Ballina (/ˌbælɨˈnɑː/; Irish: Béal an Átha, meaning "mouth of the ford") is a town in north County Mayo, Ireland. It lies at the mouth of the River Moy near Killala Bay, in the Moy valley and Parish of Kilmoremoy, with the Ox Mountains to the east and the Nephin Beg mountains to the west. The town occupies two baronies; Tirawley on the west bank of the Moy River, and Tireragh, a barony within the County of Sligo, on its east banks.

The population of Ballina is 10,361 according to the 2011 census (including environs it is 11,086) and is Mayo's second largest town after Castlebar.

History[edit]

According to Encyclopædia Britannica the first signs of settlement on the site of the town dates from around 1375 when an Augustinian friary was founded. Belleek, now part of the town, pre-dates the town’s formation, and can be dated back to the late 15th century, or early 16th century[citation needed]. However, what is now known as Belleek Castle was built in 1831. Ballina was officially established as a town in 1723 by O'Hara, Lord Tyrawley.[citation needed]

Belleek Estate

The Belleek estate once occupied lands from the Moy River to the modern-day Killala Road. This included part of the ‘Old French Road’ which General Humbert marched on from Killala, and beside part of which in the Killala Road-Belleek area was Belleek’s reservoir – presumably destroyed in the construction of Coca-Cola’s ‘Ballina Beverages’ factory; the ‘Old French Road’ is now closed off at that point.[citation needed]

Old borders

Humbert Monument on Humbert Street in Ballina

Ballina is located on the west side of the County Mayo - County Sligo border. Part of what is now the town was once (prior to the Local Government Act, 1898) part of County Sligo, with the border for the most part once being the River Moy, east of which was in Sligo, including Ardnaree], and Crockets Town (the Quay).[2]

General Humbert and the French Landing - 1798

The Centenary memorial (the Humbert Monument) was dedicated on 11 May 1898 to commemorate the 100th anniversary of the French landing at Killala in support of the Irish Rebellion of 1798. The monument was originally sculptured by a Dublin Craftsman but in recent years it has been restored locally. The figure on the monument is not Humbert but Mother Ireland. Maud Gonne unveiled the monument, and at the unveiling event famously poured water over another speaker's (an IRB member) head. The monument was moved to its current location on Humbert Street in 1987, where is was re-dedicated by Maud Gonne's son, Seán MacBride.

Megalithic tomb

The Dolmen of the Four Maols is located on 'Primrose Hill' behind Ballina's Railway Station. The dolmen dates from c2,000 B.C.[citation needed] and is sometimes called locally the 'Table of the Giants'. Legend has it that the dolmen is the burial place of the four Maols. The four Maols murdered Ceallach, a 7th-century Bishop of Connacht and were hung at Ardnaree - the Hill of Executions. Tradition says that their bodies were buried under the dolmen.[3]
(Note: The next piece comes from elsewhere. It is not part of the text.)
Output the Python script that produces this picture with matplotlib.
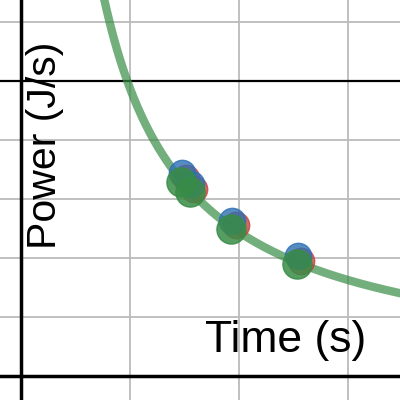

Architecture, planning, and housing[edit]

St Muredach's Cathedral on the banks of the River Moy in Ballina

The town has some notable architecture, including the 15th-century Moyne Abbey, and St Muredach's Cathedral, which is the Cathedral Church of the Roman Catholic Diocese of Killala. Work on the Cathedral began in 1827. The stone was quarried locally and the roof and ceiling were completed before the Great Famine (1845). The spire was completed in 1855 and by 1875 the organ had been commissioned.
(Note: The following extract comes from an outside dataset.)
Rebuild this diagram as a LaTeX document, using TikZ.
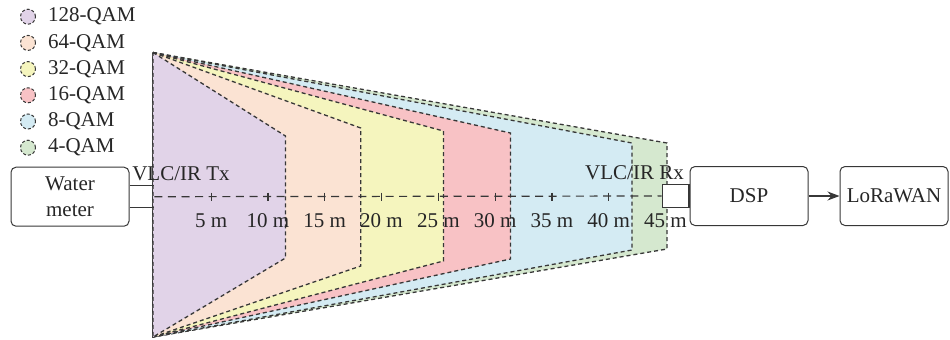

Ballina has many listed buildings including Georgian Housing on the Banks of the Moy, the Ice House Building which has been converted into an exclusive hotel,[1] and the former provincial bank, which now houses the Jackie Clarke Museum. The streets of Ballina consist mainly of three and four storey Georgian and Victorian buildings, though the structures of several buildings are actually far older.

Infrastructure[edit]

Education[edit]

The primary schools that serve the town include Scoil Iosa of the Convent of Mercy (mixed), Scoil Padraig (all-boys), the Quay NS (mixed), Culleens NS on the Killala Road (mixed), Breaffy NS (mixed), Behy NS (mixed) and Scoil na gCeithre Maol (mixed), a gaelscoil situated on the Killala road. There are also at least 3 Montessori schools and many pre-schools.

There are three secondary schools - St Muredach's College (all-male)[2], Moyne College (mixed)[3], and St Marys of the Convent of Mercy (all-female)[4].

A large, modern facility opened on McDermott Street (convent road) for the 2009-2010 school year to serve the needs of children with mild learning disabilities. It is an amalgamation of the 2 old special needs schools, St. Dympna's and St. Nicholas'.

The Newman Institute of education is located in a new campus on Abbey St. It is a charitable organisation working in conjunction with the Catholic Diocese of Killala in the field of Catholic education.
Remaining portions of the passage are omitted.